[Start Record set]
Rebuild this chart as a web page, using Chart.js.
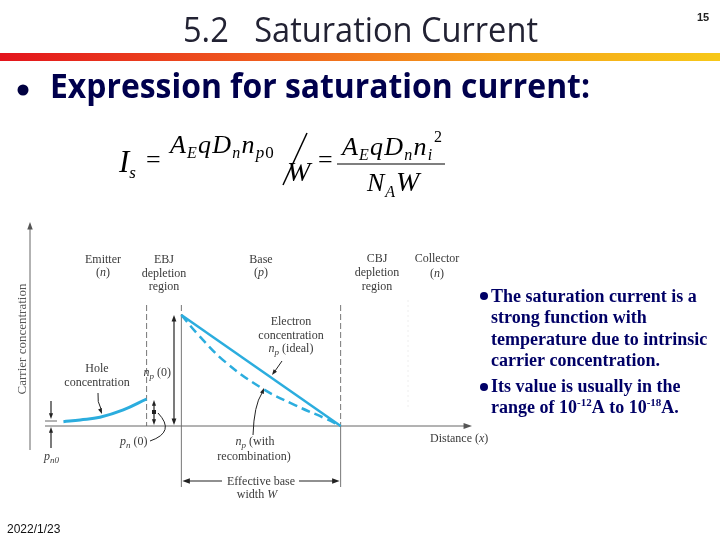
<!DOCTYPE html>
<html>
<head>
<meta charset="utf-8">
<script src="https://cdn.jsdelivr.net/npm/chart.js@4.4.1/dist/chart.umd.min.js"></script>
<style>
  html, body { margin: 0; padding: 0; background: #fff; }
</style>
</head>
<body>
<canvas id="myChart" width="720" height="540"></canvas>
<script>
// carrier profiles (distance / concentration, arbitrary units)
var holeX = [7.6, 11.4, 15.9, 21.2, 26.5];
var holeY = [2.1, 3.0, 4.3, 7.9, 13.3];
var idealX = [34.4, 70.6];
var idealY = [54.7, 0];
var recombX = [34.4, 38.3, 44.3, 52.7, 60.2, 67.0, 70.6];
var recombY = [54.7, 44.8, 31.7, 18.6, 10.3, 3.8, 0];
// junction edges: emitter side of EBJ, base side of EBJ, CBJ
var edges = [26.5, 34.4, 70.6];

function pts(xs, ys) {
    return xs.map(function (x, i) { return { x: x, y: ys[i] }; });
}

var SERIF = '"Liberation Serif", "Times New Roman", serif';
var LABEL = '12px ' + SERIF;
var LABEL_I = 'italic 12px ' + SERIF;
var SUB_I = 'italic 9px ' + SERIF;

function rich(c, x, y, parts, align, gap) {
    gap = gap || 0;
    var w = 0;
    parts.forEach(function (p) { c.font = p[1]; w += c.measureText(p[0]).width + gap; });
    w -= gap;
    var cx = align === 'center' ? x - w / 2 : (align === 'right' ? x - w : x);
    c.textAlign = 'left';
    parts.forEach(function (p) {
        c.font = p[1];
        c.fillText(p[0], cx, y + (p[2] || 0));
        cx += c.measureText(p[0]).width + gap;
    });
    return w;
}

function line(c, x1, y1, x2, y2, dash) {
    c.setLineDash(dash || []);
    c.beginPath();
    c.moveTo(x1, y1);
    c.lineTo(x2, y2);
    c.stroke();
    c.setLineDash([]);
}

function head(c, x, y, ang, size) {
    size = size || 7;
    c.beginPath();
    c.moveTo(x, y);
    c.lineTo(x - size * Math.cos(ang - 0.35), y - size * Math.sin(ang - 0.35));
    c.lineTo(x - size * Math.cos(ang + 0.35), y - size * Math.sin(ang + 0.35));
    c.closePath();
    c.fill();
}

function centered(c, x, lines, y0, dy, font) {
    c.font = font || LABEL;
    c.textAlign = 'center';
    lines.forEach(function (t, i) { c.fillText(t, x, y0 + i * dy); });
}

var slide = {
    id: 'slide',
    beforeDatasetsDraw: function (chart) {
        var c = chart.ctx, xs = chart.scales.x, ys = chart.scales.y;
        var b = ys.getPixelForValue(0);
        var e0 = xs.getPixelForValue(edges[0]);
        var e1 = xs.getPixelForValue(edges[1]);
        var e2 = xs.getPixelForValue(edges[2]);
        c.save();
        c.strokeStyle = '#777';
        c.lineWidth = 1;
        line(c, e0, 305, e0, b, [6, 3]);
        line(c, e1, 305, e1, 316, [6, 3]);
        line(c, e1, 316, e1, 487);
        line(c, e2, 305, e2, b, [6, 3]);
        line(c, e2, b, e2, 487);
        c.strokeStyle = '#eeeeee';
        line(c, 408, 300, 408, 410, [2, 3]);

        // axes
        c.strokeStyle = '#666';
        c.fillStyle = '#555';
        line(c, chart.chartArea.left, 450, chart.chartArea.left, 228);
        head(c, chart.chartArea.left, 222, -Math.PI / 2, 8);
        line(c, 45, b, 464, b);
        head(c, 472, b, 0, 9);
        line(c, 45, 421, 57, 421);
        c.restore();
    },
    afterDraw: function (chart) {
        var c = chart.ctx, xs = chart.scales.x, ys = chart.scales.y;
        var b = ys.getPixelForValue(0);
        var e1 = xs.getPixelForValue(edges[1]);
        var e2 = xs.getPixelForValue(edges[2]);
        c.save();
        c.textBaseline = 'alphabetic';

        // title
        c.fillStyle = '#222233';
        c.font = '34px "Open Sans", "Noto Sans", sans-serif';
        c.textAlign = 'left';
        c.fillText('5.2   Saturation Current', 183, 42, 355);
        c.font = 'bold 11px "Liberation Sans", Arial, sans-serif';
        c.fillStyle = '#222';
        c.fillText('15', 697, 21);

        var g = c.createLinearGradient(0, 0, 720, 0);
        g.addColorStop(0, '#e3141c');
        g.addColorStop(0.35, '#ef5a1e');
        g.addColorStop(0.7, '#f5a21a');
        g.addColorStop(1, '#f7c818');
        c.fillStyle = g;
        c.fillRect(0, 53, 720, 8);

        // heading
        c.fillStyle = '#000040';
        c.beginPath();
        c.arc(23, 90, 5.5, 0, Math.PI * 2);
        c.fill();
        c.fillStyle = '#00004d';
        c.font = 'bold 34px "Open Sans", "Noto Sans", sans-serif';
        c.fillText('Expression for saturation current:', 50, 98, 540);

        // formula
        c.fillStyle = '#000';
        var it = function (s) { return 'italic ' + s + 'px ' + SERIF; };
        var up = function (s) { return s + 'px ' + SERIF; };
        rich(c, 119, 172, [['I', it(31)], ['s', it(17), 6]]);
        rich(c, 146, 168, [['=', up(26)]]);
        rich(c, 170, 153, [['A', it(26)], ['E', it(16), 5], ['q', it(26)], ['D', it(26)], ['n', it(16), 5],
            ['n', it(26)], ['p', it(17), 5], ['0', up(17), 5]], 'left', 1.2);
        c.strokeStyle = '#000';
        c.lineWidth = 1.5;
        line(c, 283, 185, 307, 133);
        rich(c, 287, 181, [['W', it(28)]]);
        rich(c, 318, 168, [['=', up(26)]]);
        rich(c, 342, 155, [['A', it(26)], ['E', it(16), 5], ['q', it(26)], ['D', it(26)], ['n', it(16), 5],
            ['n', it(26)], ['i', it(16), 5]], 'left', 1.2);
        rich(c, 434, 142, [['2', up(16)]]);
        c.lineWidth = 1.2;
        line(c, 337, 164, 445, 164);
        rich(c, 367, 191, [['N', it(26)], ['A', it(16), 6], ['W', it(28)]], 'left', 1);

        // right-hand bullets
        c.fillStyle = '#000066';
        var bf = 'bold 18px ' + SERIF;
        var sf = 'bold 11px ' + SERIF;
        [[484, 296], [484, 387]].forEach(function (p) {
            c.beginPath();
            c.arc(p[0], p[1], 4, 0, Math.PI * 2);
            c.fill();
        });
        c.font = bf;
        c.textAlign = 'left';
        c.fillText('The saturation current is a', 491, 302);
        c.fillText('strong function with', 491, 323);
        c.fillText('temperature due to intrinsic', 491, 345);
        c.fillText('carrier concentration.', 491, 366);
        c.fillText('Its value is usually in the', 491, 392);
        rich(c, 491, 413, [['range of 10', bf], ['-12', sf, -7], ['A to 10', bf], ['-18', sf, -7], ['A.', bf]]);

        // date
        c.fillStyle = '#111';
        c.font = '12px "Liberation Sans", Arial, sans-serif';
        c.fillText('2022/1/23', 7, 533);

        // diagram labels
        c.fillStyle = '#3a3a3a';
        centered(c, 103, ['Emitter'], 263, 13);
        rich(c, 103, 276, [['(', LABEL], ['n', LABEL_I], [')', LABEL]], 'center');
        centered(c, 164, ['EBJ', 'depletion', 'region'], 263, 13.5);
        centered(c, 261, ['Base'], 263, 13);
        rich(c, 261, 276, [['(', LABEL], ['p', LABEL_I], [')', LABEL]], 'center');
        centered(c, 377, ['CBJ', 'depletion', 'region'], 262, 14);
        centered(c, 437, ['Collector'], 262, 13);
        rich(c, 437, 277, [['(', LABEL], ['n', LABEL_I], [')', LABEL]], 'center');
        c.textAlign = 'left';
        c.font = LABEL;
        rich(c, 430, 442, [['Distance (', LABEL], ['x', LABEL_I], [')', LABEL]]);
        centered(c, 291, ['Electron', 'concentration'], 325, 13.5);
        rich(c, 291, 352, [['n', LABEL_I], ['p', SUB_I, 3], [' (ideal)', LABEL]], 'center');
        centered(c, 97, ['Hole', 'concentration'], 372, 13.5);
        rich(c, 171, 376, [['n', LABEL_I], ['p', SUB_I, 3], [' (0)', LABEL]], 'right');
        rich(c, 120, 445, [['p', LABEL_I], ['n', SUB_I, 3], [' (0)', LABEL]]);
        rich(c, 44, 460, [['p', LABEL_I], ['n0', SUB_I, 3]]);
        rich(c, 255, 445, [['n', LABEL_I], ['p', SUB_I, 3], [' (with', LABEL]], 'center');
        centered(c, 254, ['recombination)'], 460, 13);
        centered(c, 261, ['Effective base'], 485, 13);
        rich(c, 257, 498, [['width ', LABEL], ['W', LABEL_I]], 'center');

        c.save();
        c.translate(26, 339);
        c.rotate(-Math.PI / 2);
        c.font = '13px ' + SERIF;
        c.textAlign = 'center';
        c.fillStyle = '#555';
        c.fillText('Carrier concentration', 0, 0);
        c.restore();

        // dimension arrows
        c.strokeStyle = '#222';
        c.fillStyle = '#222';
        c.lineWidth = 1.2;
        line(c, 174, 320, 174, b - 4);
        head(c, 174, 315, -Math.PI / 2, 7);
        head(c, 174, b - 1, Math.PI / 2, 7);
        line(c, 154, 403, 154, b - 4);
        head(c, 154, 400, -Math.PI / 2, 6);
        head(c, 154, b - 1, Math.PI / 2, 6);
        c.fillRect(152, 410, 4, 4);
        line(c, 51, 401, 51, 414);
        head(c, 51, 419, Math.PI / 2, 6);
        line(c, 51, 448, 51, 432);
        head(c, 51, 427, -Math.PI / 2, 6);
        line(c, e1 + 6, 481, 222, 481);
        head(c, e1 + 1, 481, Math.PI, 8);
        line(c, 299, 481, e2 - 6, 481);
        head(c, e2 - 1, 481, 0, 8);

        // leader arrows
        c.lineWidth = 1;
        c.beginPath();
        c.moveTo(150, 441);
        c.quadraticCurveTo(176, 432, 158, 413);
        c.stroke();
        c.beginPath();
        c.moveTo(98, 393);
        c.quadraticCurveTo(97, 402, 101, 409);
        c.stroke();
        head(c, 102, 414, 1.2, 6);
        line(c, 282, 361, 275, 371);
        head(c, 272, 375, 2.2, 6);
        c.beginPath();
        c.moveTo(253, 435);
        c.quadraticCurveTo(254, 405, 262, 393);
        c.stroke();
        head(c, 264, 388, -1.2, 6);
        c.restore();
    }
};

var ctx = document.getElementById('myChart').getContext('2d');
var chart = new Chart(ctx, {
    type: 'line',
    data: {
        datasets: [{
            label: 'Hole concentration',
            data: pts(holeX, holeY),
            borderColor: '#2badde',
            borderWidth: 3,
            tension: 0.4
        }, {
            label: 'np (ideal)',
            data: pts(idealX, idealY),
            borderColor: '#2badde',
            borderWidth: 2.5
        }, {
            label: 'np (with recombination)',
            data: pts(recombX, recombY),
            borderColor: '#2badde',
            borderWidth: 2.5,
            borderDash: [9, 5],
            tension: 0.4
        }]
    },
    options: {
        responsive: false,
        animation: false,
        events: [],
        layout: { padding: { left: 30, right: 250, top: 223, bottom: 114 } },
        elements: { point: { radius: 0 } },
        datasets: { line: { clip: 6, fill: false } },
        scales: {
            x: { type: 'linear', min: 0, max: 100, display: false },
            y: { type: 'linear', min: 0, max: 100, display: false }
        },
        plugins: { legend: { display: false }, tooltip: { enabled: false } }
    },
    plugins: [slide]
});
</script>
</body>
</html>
[End Record set]
[Start Record set]
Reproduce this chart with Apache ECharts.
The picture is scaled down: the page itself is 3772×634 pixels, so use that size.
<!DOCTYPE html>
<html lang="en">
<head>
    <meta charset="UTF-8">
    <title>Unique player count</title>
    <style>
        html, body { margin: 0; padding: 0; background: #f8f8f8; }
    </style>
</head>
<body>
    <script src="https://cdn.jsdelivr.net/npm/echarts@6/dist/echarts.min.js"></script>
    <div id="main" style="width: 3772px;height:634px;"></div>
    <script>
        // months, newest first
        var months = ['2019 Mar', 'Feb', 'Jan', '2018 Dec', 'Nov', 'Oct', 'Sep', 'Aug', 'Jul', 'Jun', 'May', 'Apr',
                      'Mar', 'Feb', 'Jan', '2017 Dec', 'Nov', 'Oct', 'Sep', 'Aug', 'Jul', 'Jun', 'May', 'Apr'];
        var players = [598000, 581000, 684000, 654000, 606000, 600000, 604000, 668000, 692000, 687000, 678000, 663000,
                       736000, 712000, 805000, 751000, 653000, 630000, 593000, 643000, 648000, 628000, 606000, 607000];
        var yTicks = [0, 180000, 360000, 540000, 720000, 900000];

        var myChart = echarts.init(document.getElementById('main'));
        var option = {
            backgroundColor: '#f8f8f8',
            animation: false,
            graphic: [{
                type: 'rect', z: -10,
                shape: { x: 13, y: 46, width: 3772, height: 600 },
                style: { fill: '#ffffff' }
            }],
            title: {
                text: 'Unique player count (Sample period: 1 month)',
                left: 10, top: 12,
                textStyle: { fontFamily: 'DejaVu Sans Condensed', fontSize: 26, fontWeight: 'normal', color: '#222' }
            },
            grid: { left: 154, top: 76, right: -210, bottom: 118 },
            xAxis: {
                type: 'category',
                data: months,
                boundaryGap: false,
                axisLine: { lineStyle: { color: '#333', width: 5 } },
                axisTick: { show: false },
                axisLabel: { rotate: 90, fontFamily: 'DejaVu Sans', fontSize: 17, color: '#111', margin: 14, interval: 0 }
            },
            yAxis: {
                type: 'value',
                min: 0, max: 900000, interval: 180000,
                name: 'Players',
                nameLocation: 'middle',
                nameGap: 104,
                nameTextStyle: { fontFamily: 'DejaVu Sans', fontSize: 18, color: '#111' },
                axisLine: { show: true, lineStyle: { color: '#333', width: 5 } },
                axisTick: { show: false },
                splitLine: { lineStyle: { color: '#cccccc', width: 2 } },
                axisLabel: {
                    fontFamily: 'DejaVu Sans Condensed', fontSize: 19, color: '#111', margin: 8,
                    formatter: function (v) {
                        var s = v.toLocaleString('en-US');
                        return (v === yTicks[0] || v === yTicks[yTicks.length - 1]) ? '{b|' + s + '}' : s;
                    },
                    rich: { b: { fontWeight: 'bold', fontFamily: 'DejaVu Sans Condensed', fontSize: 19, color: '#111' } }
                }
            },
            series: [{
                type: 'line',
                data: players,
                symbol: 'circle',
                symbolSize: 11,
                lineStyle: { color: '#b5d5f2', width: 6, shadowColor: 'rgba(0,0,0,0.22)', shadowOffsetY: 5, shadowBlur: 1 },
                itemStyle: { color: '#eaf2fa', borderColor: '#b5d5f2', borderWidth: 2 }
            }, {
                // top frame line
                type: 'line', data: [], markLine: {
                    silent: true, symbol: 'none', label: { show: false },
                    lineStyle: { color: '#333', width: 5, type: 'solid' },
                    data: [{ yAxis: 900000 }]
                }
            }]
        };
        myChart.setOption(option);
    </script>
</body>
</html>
[End Record set]
• _What is expected_:
Reproduce the entries exactly, from the line with "Rebuild this chart" to the line with "var edges = [26.5, 34.4, 70.6];", both lines included, keeping no pictures.

• _Output below_:
Rebuild this chart as a web page, using Chart.js.
<!DOCTYPE html>
<html>
<head>
<meta charset="utf-8">
<script src="https://cdn.jsdelivr.net/npm/chart.js@4.4.1/dist/chart.umd.min.js"></script>
<style>
  html, body { margin: 0; padding: 0; background: #fff; }
</style>
</head>
<body>
<canvas id="myChart" width="720" height="540"></canvas>
<script>
// carrier profiles (distance / concentration, arbitrary units)
var holeX = [7.6, 11.4, 15.9, 21.2, 26.5];
var holeY = [2.1, 3.0, 4.3, 7.9, 13.3];
var idealX = [34.4, 70.6];
var idealY = [54.7, 0];
var recombX = [34.4, 38.3, 44.3, 52.7, 60.2, 67.0, 70.6];
var recombY = [54.7, 44.8, 31.7, 18.6, 10.3, 3.8, 0];
// junction edges: emitter side of EBJ, base side of EBJ, CBJ
var edges = [26.5, 34.4, 70.6];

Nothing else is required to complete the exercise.